SOURCE RECORDS >>
::::

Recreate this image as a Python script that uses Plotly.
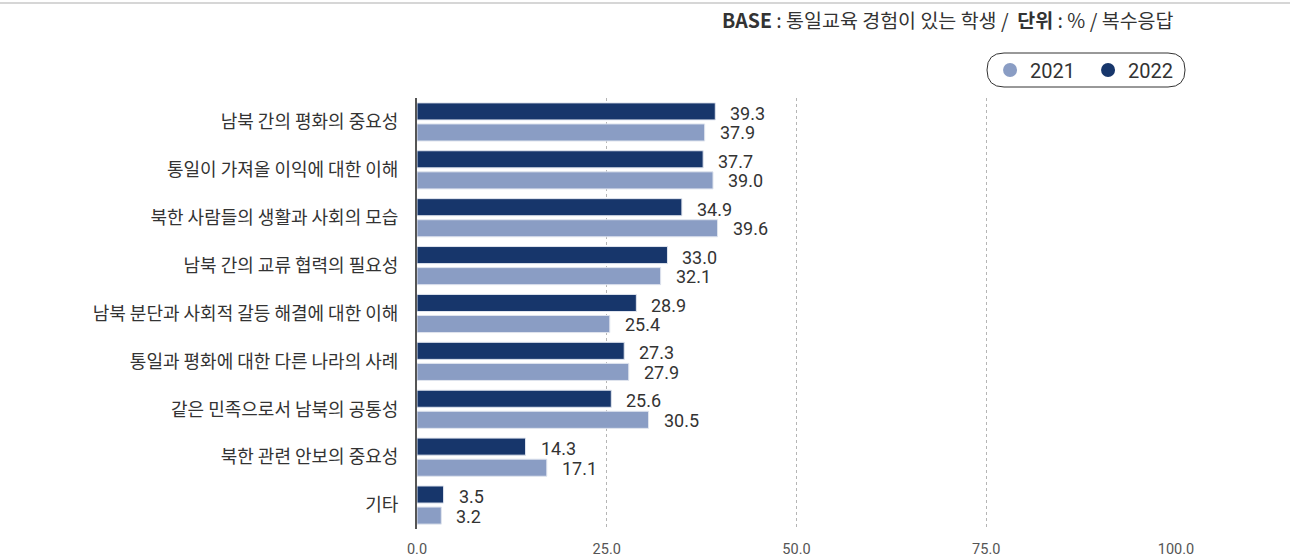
import plotly.graph_objects as go

categories = [
    "남북 간의 평화의 중요성",
    "통일이 가져올 이익에 대한 이해",
    "북한 사람들의 생활과 사회의 모습",
    "남북 간의 교류 협력의 필요성",
    "남북 분단과 사회적 갈등 해결에 대한 이해",
    "통일과 평화에 대한 다른 나라의 사례",
    "같은 민족으로서 남북의 공통성",
    "북한 관련 안보의 중요성",
    "기타",
]
values_2022 = [39.3, 37.7, 34.9, 33.0, 28.9, 27.3, 25.6, 14.3, 3.5]
values_2021 = [37.9, 39.0, 39.6, 32.1, 25.4, 27.9, 30.5, 17.1, 3.2]
x_ticks = [0, 25, 50, 75, 100]

COLOR_2022 = "#17366b"
COLOR_2021 = "#8a9dc4"
TEXT = "#333333"
KR_FONT = "Noto Sans CJK KR"
NUM_FONT = "Roboto"

fig = go.Figure()
fig.add_trace(go.Bar(
    y=categories, x=values_2022, orientation="h", name="2022",
    marker=dict(color=COLOR_2022, line=dict(color="#dfe4ee", width=1)),
    showlegend=False, hoverinfo="x",
))
fig.add_trace(go.Bar(
    y=categories, x=values_2021, orientation="h", name="2021",
    marker=dict(color=COLOR_2021, line=dict(color="#dfe4ee", width=1)),
    showlegend=False, hoverinfo="x",
))

# legend entries drawn as round markers
for name, col in [("2021", COLOR_2021), ("2022", COLOR_2022)]:
    fig.add_trace(go.Scatter(
        x=[None], y=[None], mode="markers", name=name,
        marker=dict(symbol="circle", size=14, color=col),
    ))

# value labels beside each bar
annotations = []
for cat, v22, v21 in zip(categories, values_2022, values_2021):
    for v, shift in [(v22, 8.5), (v21, -11)]:
        annotations.append(dict(
            x=v, y=cat, xref="x", yref="y", text=f"{v:.1f}",
            showarrow=False, xanchor="left", yanchor="middle",
            xshift=13, yshift=shift,
            font=dict(family=NUM_FONT, size=18, color=TEXT),
        ))

# header note
annotations.append(dict(
    x=1.0, y=1.181, xref="paper", yref="paper",
    xanchor="right", yanchor="middle", showarrow=False,
    text="<b>BASE</b> : 통일교육 경험이 있는 학생 /  <b>단위</b> : % / 복수응답",
    font=dict(family=KR_FONT, size=19.5, color=TEXT),
))

# rounded legend frame
x0, x1 = 0.751, 1.0119
y0, y1 = 1.0255, 1.1044
rx, ry = 0.0224, 0.0394
path = (
    f"M {x0+rx},{y1} L {x1-rx},{y1} Q {x1},{y1} {x1},{y1-ry} "
    f"L {x1},{y0+ry} Q {x1},{y0} {x1-rx},{y0} "
    f"L {x0+rx},{y0} Q {x0},{y0} {x0},{y0+ry} "
    f"L {x0},{y1-ry} Q {x0},{y1} {x0+rx},{y1} Z"
)
shapes = [
    dict(type="path", xref="paper", yref="paper", path=path,
         line=dict(color="#333333", width=1), fillcolor="rgba(0,0,0,0)"),
    dict(type="line", xref="paper", yref="paper",
         x0=-0.56, x1=1.16, y0=1.2204, y1=1.2204,
         line=dict(color="#c8c8c8", width=1.5)),
]

fig.update_layout(
    width=1290, height=556,
    margin=dict(l=417, r=114, t=98, b=27),
    paper_bgcolor="white", plot_bgcolor="white",
    barmode="group", bargap=0.12, bargroupgap=0.19,
    font=dict(family=KR_FONT, color=TEXT),
    legend=dict(
        orientation="h", x=0.755, y=1.065, xanchor="left", yanchor="middle",
        font=dict(family=NUM_FONT, size=20, color=TEXT),
        itemwidth=30, entrywidth=53, bgcolor="rgba(0,0,0,0)",
    ),
    annotations=annotations,
    shapes=shapes,
    xaxis=dict(
        range=[0, 100], tickvals=x_ticks, tickformat=".1f",
        showgrid=True, gridcolor="#b5b5b5", griddash="dot", gridwidth=1,
        zeroline=False, showline=False, automargin=False,
        tickfont=dict(family=NUM_FONT, size=14.5, color="#555555"),
        ticklabelstandoff=9, fixedrange=True,
    ),
    yaxis=dict(
        autorange="reversed", showgrid=False, zeroline=False,
        showline=True, linecolor="#555555", linewidth=2, automargin=False,
        tickfont=dict(family=KR_FONT, size=18, color=TEXT),
        ticklabelstandoff=13, fixedrange=True,
    ),
)

fig.write_html("out.html")
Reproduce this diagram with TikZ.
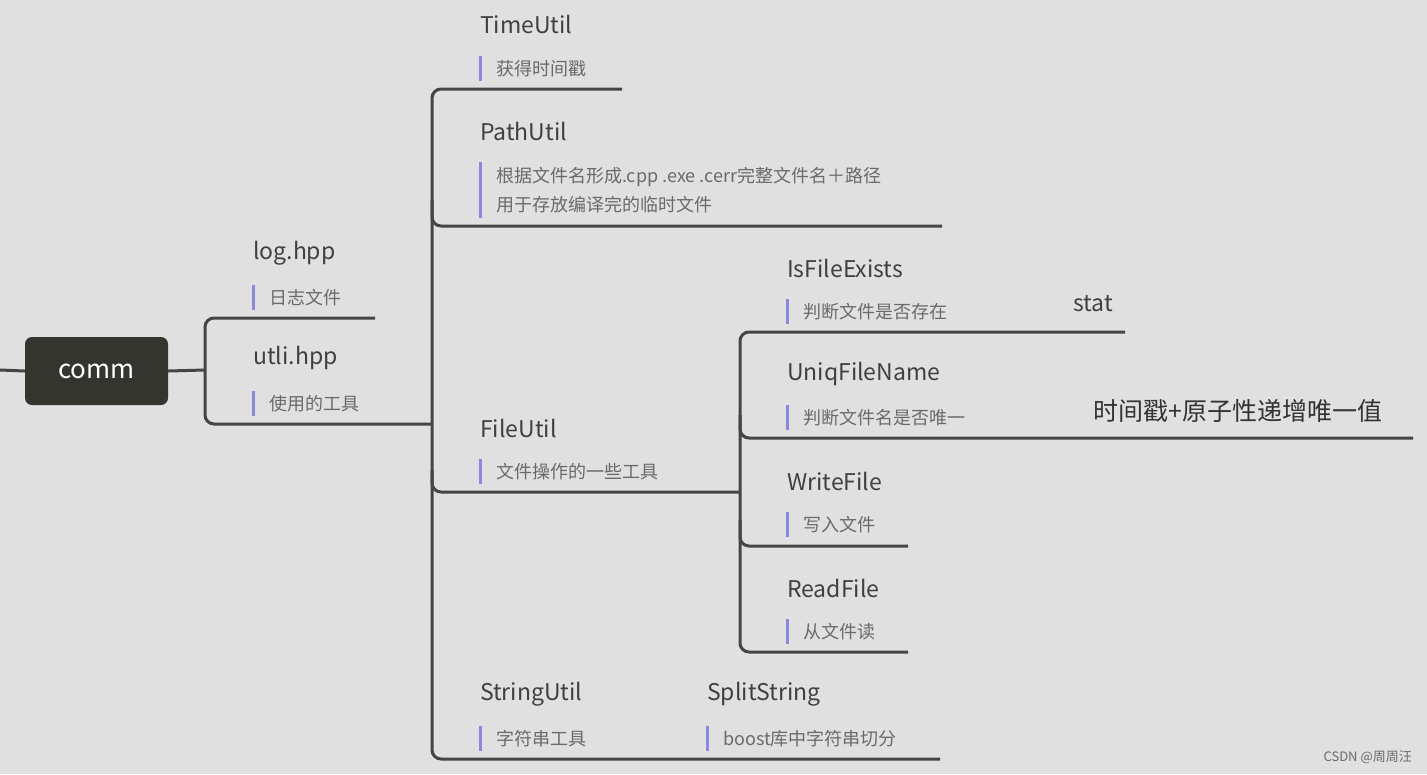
\documentclass[tikz,border=0pt]{standalone}
\usepackage{fontspec}
\setmainfont{Noto Sans CJK SC}
\begin{document}
\begin{tikzpicture}[x=1pt,y=-1pt,
  ln/.style={draw=linec,line width=3pt,rounded corners=9pt},
  ttl/.style={anchor=west,inner sep=0pt,text=titlec,font=\fontsize{23}{27}\selectfont},
  nt/.style={anchor=west,inner sep=0pt,text=notec,font=\fontsize{18}{29}\selectfont,align=left},
  bar/.style={draw=barc,line width=3pt}]
\definecolor{bg}{HTML}{E0E0E0}
\definecolor{linec}{HTML}{454545}
\definecolor{titlec}{HTML}{404040}
\definecolor{notec}{HTML}{6A6A6A}
\definecolor{barc}{HTML}{8C87E0}
\definecolor{boxc}{HTML}{35352F}
\fill[bg] (0,0) rectangle (1427,774);
\useasboundingbox (0,0) rectangle (1427,774);
% lines
\coordinate (l0) at (0,370);
\node[fill=boxc,rounded corners=7pt,minimum width=143pt,minimum height=68pt,text=white,font=\fontsize{26}{30}\selectfont] (comm) at (96.5,371) {comm};
\draw[ln] (l0) -- (comm.west);
\draw[ln] (comm.east) -- (205,370);
\draw[ln] (375,318) -- (205,318) -- (205,424) -- (432,424);
\draw[ln] (622,89) -- (432,89) -- (432,759) -- (940,759);
\draw[ln] (432,200) |- (942,226);
\draw[ln] (432,470) |- (740,492);
\draw[ln] (1125,332) -- (740,332) -- (740,652) -- (908,652);
\draw[ln] (740,415) |- (1413,438);
\draw[ln] (740,520) |- (908,546);
% texts
\newcommand{\nte}[4]{\draw[bar] (#1,#2) -- (#1,#3); \node[nt] at (#1+16,{(#2+#3)/2}) {#4};}
\node[ttl] (t1) at (480,24) {TimeUtil};
\nte{480}{56}{81}{获得时间戳}
\node[ttl] (t2) at (480,131) {PathUtil};
\nte{480}{162}{218}{根据文件名形成.cpp .exe .cerr完整文件名＋路径\\用于存放编译完的临时文件}
\node[ttl] (t3) at (253,253) {log.hpp};
\nte{253}{285}{310}{日志文件}
\node[ttl] (t4) at (253,358) {utli.hpp};
\nte{253}{391}{416}{使用的工具}
\node[ttl] (t5) at (480,428) {FileUtil};
\nte{480}{459}{484}{文件操作的一些工具}
\node[ttl] (t6) at (480,694) {StringUtil};
\nte{480}{726}{751}{字符串工具}
\node[ttl] (t7) at (707,694) {SplitString};
\nte{707}{726}{751}{boost库中字符串切分}
\node[ttl] (t8) at (787,268) {IsFileExists};
\nte{787}{299}{324}{判断文件是否存在}
\node[ttl] (t9) at (1073,304) {stat};
\node[ttl] (t10) at (787,374) {UniqFileName};
\nte{787}{405}{430}{判断文件名是否唯一}
\node[ttl,text=black!80,font=\fontsize{25}{29}\selectfont] (t11) at (1093,411) {时间戳+原子性递增唯一值};
\node[ttl] (t12) at (787,481) {WriteFile};
\nte{787}{512}{537}{写入文件}
\node[ttl] (t13) at (787,588) {ReadFile};
\nte{787}{619}{644}{从文件读}
\node[anchor=east,inner sep=0pt,text=notec,font=\fontsize{13}{15}\selectfont] (wm) at (1412,757) {CSDN @周周汪};
\end{tikzpicture}
\end{document}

::::

TASK DESCRIPTION >> Copy nothing but the lines from the first one in the listing through the line with "x_ticks = [0, 25, 50, 75, 100]", and omit the pictures.

ANSWER BELOW >>
Recreate this image as a Python script that uses Plotly.
import plotly.graph_objects as go

categories = [
    "남북 간의 평화의 중요성",
    "통일이 가져올 이익에 대한 이해",
    "북한 사람들의 생활과 사회의 모습",
    "남북 간의 교류 협력의 필요성",
    "남북 분단과 사회적 갈등 해결에 대한 이해",
    "통일과 평화에 대한 다른 나라의 사례",
    "같은 민족으로서 남북의 공통성",
    "북한 관련 안보의 중요성",
    "기타",
]
values_2022 = [39.3, 37.7, 34.9, 33.0, 28.9, 27.3, 25.6, 14.3, 3.5]
values_2021 = [37.9, 39.0, 39.6, 32.1, 25.4, 27.9, 30.5, 17.1, 3.2]
x_ticks = [0, 25, 50, 75, 100]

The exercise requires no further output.